John Marek gave as good as he got:
John Marek: I wish to speak to the amendment that bears my name, but before I do, I would like to ask this: what are the arguments that the Government side has been putting forward? I have only been able to detect two. One, which has been put very badly by Leighton Andrews and Huw Lewis, is that we are voting with the Tories. I do not play party politics with the welfare of Welsh people. [Laughter.] You may laugh, but the record will show that playing party politics does not attract Welsh people to the Assembly. When Labour realises that and speaks seriously, it will realise that our amendment is aimed at helping Welsh people. The Labour Party wants to beggar council tax payers in Wales; we are saying that it should not be doing that.
Secondly, what does it matter if Plaid Cymru, the Conservative Party, the Liberal Democrat Party, Forward Wales and Peter Law happen to agree that we should be doing something for council tax payers in Wales? I put the Welsh people first, not party politics. [Interruption.]
The Presiding Officer: Order. I would like to hear this interesting speech.
John Marek: My long years in the Labour Party have shown me that it is irrevocably split. Half of its members regard the Tories as the enemy, and the other half regard Plaid Cymru as the enemy. I speak from experience.

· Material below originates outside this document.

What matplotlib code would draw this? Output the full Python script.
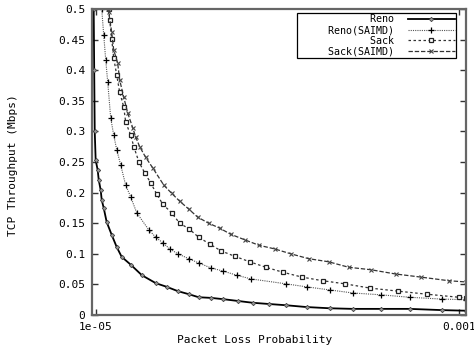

Whilst Plaid Cymru's Janet Davies neatly turned the tables on the Labour conspiracy theory by pointing out that on the amendments on reviewing the Barnett formula, Labour and Tories were in fact in cahoots in seeking to defeat it.
For me, the outstanding contribution came from Kirsty Williams. She started off with an excellent joke at the Economic Development Minister's expense:
Kirsty Williams: A budget area that has had little attention this afternoon is that of economic development and transport. It has become obvious over recent years that the Minister for Economic Development and Transport is rather adept at stealing other people’s responsibilities, gathering them to his own portfolio. In doing that, however, he has singularly failed to match that ability with the ability to bring resources along with those responsibilities. Indeed, if one were to suggest that the ability to win resources for one’s own portfolio was a kind of virility test, I would suggest that the Minister for Economic Development and Transport needs to take lessons from Dr Brian Gibbons, or, failing that, at least get himself a prescription for Viagra for the next budget round.

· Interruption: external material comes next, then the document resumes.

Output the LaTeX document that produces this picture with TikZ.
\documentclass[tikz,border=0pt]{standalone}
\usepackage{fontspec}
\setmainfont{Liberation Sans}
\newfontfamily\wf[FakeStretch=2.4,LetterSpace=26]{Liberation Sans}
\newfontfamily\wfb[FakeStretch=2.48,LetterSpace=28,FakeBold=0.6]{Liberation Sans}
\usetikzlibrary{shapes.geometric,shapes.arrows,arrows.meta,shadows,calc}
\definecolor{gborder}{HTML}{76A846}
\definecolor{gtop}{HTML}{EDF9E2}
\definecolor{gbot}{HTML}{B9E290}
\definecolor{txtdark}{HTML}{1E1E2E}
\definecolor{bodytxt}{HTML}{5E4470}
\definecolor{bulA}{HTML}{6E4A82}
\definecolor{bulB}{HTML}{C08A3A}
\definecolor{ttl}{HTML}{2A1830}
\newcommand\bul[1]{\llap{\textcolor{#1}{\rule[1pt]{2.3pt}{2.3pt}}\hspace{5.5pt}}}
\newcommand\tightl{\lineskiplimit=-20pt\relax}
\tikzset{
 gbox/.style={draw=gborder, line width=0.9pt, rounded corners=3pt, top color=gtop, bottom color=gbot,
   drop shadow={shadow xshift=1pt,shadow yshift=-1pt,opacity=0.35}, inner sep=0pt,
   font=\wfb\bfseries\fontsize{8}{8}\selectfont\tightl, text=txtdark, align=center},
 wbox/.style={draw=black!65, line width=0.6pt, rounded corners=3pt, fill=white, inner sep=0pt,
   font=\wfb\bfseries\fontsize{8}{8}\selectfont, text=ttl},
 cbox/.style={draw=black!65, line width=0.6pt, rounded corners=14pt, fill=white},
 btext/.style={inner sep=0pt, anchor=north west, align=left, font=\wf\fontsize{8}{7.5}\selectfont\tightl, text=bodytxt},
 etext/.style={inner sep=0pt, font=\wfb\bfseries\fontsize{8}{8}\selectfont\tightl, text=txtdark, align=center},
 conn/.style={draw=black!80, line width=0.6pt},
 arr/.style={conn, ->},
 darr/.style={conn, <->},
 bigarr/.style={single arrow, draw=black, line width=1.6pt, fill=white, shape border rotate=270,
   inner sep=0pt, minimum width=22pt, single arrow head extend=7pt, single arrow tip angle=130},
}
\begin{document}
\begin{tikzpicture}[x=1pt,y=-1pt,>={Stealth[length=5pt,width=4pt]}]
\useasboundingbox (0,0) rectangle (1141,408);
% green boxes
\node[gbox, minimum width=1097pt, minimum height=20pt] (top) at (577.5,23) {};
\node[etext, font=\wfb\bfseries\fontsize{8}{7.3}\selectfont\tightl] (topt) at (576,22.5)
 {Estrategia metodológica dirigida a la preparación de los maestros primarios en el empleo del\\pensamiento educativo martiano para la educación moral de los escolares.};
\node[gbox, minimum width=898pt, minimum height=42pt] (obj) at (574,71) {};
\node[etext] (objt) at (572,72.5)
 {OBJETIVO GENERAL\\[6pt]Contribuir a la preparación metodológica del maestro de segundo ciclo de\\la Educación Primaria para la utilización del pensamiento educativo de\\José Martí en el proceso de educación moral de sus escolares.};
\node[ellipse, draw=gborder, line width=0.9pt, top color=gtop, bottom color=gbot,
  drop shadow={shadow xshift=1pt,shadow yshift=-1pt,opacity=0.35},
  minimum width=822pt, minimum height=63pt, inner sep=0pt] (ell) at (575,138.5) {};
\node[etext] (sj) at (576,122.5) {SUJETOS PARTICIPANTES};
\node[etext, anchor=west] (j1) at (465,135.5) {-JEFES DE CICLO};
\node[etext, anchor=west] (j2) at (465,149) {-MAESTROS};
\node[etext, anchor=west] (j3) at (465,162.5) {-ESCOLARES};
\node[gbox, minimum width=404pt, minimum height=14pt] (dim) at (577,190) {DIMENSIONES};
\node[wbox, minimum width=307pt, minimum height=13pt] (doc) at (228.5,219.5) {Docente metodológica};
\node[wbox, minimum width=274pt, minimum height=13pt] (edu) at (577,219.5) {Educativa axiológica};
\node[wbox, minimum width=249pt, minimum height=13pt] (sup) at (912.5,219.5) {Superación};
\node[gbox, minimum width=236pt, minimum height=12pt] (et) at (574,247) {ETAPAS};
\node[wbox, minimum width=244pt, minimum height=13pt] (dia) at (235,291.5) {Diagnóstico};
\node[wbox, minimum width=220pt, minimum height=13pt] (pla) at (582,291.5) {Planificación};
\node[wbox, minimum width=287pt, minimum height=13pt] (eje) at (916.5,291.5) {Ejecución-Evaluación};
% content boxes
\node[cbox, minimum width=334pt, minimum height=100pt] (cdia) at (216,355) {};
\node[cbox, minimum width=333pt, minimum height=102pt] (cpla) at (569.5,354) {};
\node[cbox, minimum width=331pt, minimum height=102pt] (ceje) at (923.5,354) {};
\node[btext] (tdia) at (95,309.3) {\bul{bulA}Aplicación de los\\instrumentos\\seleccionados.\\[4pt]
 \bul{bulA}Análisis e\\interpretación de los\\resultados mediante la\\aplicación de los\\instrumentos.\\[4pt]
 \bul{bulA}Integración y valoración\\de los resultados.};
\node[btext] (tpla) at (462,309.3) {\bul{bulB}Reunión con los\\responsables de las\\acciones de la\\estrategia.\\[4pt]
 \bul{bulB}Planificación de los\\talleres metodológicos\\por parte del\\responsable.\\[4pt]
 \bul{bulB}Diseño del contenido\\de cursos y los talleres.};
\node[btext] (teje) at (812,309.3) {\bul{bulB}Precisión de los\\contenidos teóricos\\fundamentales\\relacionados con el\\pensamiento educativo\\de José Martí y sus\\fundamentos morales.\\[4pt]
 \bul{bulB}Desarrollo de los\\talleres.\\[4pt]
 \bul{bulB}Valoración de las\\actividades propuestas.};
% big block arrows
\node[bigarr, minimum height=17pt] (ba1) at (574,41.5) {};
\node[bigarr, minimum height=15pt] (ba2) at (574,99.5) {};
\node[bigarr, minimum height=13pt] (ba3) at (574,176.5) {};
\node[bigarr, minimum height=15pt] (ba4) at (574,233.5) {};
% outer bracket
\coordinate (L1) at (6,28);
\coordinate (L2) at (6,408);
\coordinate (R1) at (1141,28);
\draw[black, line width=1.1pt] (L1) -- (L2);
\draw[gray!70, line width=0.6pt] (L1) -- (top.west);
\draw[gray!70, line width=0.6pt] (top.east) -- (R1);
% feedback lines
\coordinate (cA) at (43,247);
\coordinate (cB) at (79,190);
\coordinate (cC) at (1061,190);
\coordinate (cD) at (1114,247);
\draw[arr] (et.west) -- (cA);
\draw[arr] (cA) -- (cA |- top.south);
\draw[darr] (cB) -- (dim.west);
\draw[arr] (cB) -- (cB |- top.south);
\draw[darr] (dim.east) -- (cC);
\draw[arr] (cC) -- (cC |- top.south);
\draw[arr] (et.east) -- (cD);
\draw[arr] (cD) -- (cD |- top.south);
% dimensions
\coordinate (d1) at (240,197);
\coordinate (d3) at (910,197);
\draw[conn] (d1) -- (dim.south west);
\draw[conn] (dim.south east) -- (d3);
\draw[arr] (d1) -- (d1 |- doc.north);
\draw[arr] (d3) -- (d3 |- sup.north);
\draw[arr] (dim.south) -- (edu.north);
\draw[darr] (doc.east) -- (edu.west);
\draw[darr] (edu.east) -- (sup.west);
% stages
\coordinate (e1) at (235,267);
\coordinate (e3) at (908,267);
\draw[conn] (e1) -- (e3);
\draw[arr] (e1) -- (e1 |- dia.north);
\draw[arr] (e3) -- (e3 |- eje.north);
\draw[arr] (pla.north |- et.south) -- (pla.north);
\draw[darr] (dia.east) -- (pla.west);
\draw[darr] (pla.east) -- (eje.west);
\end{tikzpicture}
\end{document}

She then went on to lambast the Labour Party whilst getting a few digs in at anybody on her own side who might contemplate turning an agreement of convenience amongst the opposition parties into a more permanent partnership:
The economic development and transport budget fails to establish the right base for economic development in the principality. Looking at the budget, you can see that the knowledge bank—the great big economic development idea of the Labour Government’s manifesto—has only just been realised. There are cuts in the entrepreneurship budget lines, and the business birth rate strategy is also a victim. There is little evidence of a plan to pick up the slack if Objective 1 and other European funding comes to an end, or of how we would fill the gap that that would leave. The freezing of the local transport budget is a blow for a scheme that, the First Minister admits, is already in trouble.
Huw, you are right: this is an unholy alliance today, and it does not sit easy with me to line up with a bunch of Conservatives to propose amendments. However, it comes to something when I am forced to do so because of the failure of a Labour Welsh Assembly Government budget. There is no social justice in a free school breakfast for your child or mine when there are children in my constituency who are taught in classrooms in which they cannot see the blackboard. There is no social justice in a free prescription for you and me when the hospice users in my constituency will see their grant cut off totally this year. That is not social justice. There is no social justice in a whizz-bang air link between north and south Wales that will pollute our environment, when people in the Valleys cannot catch a train to get to the cities to get a job. It is your failure to bring forward a budget that truly reflects the needs of Wales that has caused this unholy alliance today. There is no social justice for pensioners in Llandrindod Wells who find that their council tax band has jumped up by two notches while their ability to pay has not changed one iota. There is no social justice in any of those examples.
Do you want to know where the budget cuts could come from? Scrap your free school breakfasts, scrap your free prescriptions for everybody, scrap north-south air links and put the money into front-line services, such as proper classrooms for our children, proper health services—which is not the position in which we find ourselves—and proper transport links. If you do that, the unholy alliance will fall apart, which is something for which I would be grateful. However, until you shape up, there is no alternative.
For once the heat did produce some light.
Brecon Lib Dem AM Kirsty Williams said: "Scrap free school breakfasts, scrap free prescriptions for everyone, scrap north-south rail links ..."
So the aim is to force Labour to abandon the major planks of it's manifesto from the 2003 Assembly Elections. Obviously no self respecting party could continue on in office in such circumstances. After months of being pushed around in minority government Labour will now have to face down the Tory, Nationalist, Lib Dem, independent coalition and defy them to form an alternative government!
Kirsty's list will not be taken to that negotiation as (a) there are many other alternatives and (b) they are Labour manifesto pledges and so will not be on the table as far as Labour is concerned.